What makes you think this would solve the corruption problem? Cops aren't corrupt because they're dumb, they're corrupt because the institutions they are part of allow and reward corruption. Without some mechanism to change that culture, simply adding more members to it will only bolster it. College degrees don't have anything to do with it.
> I bet a lot of college graduates would kill for a pension right about now.
Literally! They might but that doesn't make it a good idea. We don't need more police we need to change the role of police in our society.
Do you know any cops? I know quite a few. Most of them are dumb as bricks and very easily succumb to their base instincts. They also have very over inflated egos. Thinking they know more than their citizens they're supposed to be protecting. Do you know who runs these departments? The ones with the most over inflated egos who literally think that they are in a war with their own citizens. They are also the ones that easily fall for conspiracy theories. I know we want to think its elitiest to require a college degree to do a job. But I don't think it is. Its a filter to get less of these type of people.

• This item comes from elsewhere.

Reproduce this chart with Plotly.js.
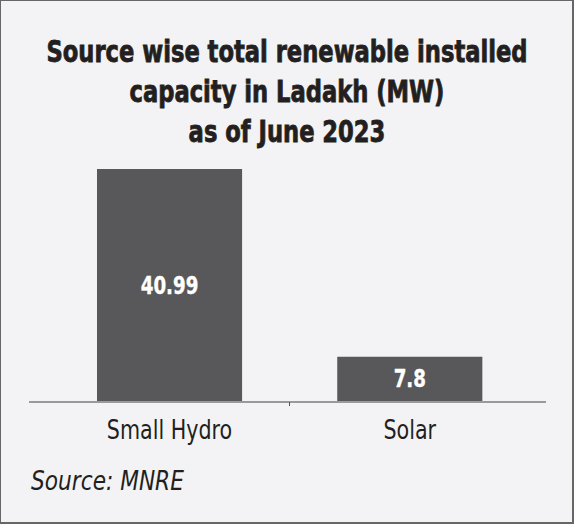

Surprisingly I actually do know a lot of cops. They do use the language you're talking about, they view non-cops as too weak and cowardly to do what is "necessary," the violence that they do. They also tend to be fairly unsophisticated sure but they understand what they're part of. And plenty of them are smart, and those tend to be officers in my experience.
But I simply reject the premise that any of this is caused by lack of education and can be corrected by shifting the selection criteria. You need a certain amount of moral flexibility and malice to stay a cop for long, and that will be just as true of college graduates. Policing attracts all kinds of people as it is, but it only retains the ones it can mold into a particular nasty usefulness.